A hush fell over the city as George W. Bush today became the first president of the United States ever to be removed from office by impeachment. Meeting late into the night, the Senate unanimously voted to convict Bush following a trial on his bill of impeachment from the House.

Moments after being sworn in as the 44th president, Dick Cheney said that disgraced former national security adviser Condoleezza Rice would be turned over to the Hague for trial in the International Court of Justice as a war criminal. Cheney said Washington would "firmly resist" international demands that Bush be extradited for prosecution as well.

On August 7, 2001, Bush had ordered the United States military to stage an all-out attack on alleged terrorist camps in Afghanistan. Thousands of U.S. special forces units parachuted into this neutral country, while air strikes targeted the Afghan government and its supporting military. Pentagon units seized abandoned Soviet air bases throughout Afghanistan, while establishing support bases in nearby nations such as Uzbekistan. Simultaneously, FBI agents throughout the United States staged raids in which dozens of men accused of terrorism were taken prisoner.

Reaction was swift and furious.

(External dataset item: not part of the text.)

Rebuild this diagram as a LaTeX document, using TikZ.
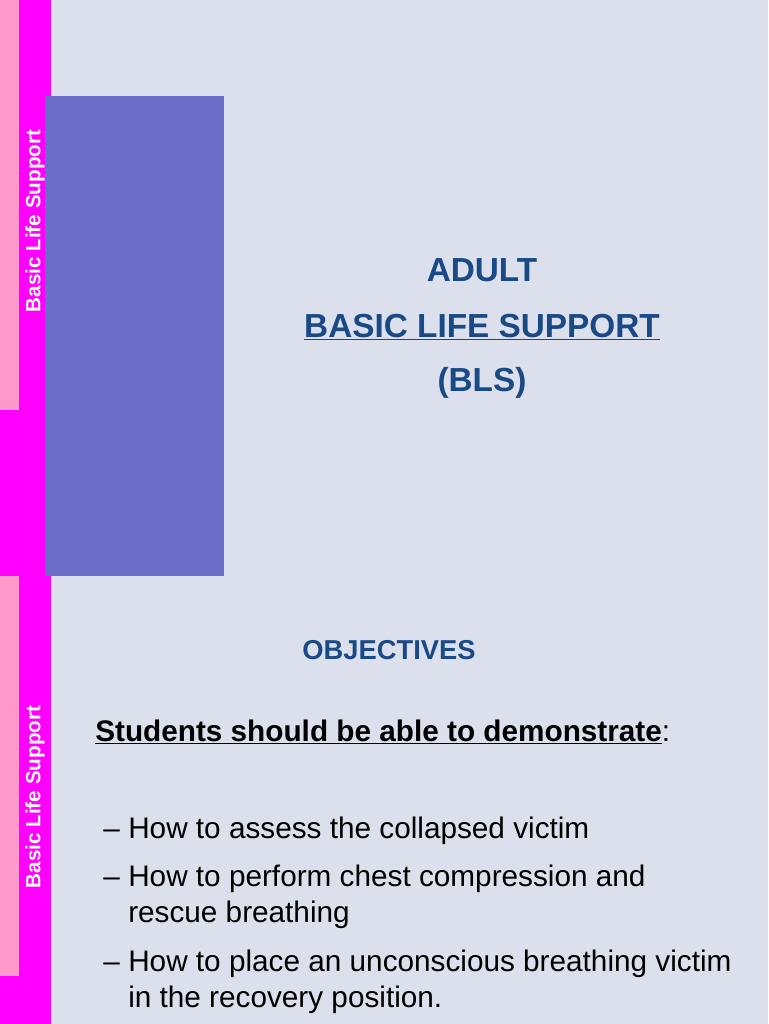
\documentclass[tikz,border=0pt]{standalone}
\usepackage{fontspec}
\setmainfont{Liberation Sans}
\definecolor{bg}{HTML}{DCE0EC}
\definecolor{pinkl}{HTML}{FF99CC}
\definecolor{mag}{HTML}{FF00FF}
\definecolor{blk}{HTML}{6B6DC9}
\definecolor{tblue}{HTML}{1A4A85}
\begin{document}
\begin{tikzpicture}[x=0.75pt,y=-0.75pt,
  side/.style={rotate=90,text=white,font=\bfseries\fontsize{15.5}{18}\selectfont},
  title/.style={text=tblue,font=\bfseries\fontsize{25}{30}\selectfont},
  item/.style={anchor=base west,inner sep=0,font=\fontsize{22.3}{27}\selectfont}]
\useasboundingbox (0,0) rectangle (768,1024);
\fill[bg] (0,0) rectangle (768,1024);
\fill[mag] (0,0) rectangle (51,1024);
\fill[pinkl] (0,0) rectangle (19,410);
\fill[pinkl] (0,576) rectangle (19,976);
\fill[blk] (45,96) rectangle (224,576);
\node[side] (s1) at (35,221) {Basic Life Support};
\node[side] (s2) at (35,797) {Basic Life Support};
\node[title] (t1) at (482,270) {ADULT};
\node[title] (t2) at (482,327) {\underline{BASIC LIFE SUPPORT}};
\node[title] (t3) at (482,383) {(BLS)};
\node[text=tblue,font=\bfseries\fontsize{20.5}{24}\selectfont] (obj) at (389,650) {OBJECTIVES};
\node[item] (stu) at (95,741) {\textbf{\underline{Students should be able to demonstrate}}:};
\node[item] (d1) at (103,838) {–};
\node[item] (i1) at (128,838) {How to assess the collapsed victim};
\node[item] (d2) at (103,886) {–};
\node[item] (i2) at (128,886) {How to perform chest compression and};
\node[item] (i2b) at (128,922) {rescue breathing};
\node[item] (d3) at (103,971) {–};
\node[item] (i3) at (128,971) {How to place an unconscious breathing victim};
\node[item] (i3b) at (128,1007) {in the recovery position.};
\end{tikzpicture}
\end{document}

Florida Senator Bob Graham said Bush had "brought shame to the United States with his paranoid delusions about so-called terror networks." British Prime Minister Tony Blair accused the United States of "an inexcusable act of conquest in plain violation of international law." White House chief counterterrorism advisor Richard Clarke immediately resigned in protest of "a disgusting exercise in over-kill."

Read the whole thing.

Marc

Posted by thynkhard at 6:26 PM EDT
Post Comment | View Comments (3) | Permalink

Wednesday, 14 April 2004 - 2:17 AM EDT

Name: Sean


I don't get it. So the options were, in this guys opinion: A)Let the twin towers be hit or B)arrest the guys and go all out total war?

And here I am just wishing the Bush administration took the terrorist threat seriously when it counted...

Wednesday, 14 April 2004 - 9:08 AM EDT

Name: Tony

This whole 9/11 commission thing has really got me agitated. Isn't the fact that the terror attacks occured proof enough that we were unprepared for such attacks. The goal of this commission was to determine where the information breakdown occured and ensuring that it doesn't happen again. It has instead morphed into a political football, seeking to place blame somewhere, anywhere.

I would like to know what measures the Bush administration could have taken that would have prevented these attacks. The Easterbrook piece above outlines one, but not all, of the options the Bush administration could have taken. They could have armed pilots, began more thorough security at airports, or even arrested individuals that they had a hunch were involved in plotting destruction. But these things could never occur without just cause, and without a terror attack, the public would simply not allow such an incursion of personal liberties.

Richard Clarke himself, during his testimony to the committee, said that even if every thing he had suggested had been implemented the day after he suggested it, it still would have not prevented the attacks.

How can we portend to hold anybody responsible (other than the perpetrators themselves and those that aided them) for these attacks?

Thursday, 15 April 2004 - 1:20 AM EDT

Name: Marc

seeking to place blame somewhere, anywhere

I think this is where the Bushies slipped up. Who got fired after 9/11? What CIA or FBI bureaucrats were publicly humiliated and sacked? How about anyone from the FAA or the Department of Transportation?


Who is the scapegoat?. You either have to throw some poor bastard like Admiral Kimmel to the wolves, or get one of your own guys to jump on the grenade, as John Poindexter did for Reagan in the Iran-Contra affair. I know Bush is big on loyalty and solidarity, but come on, somebody has to take the fall.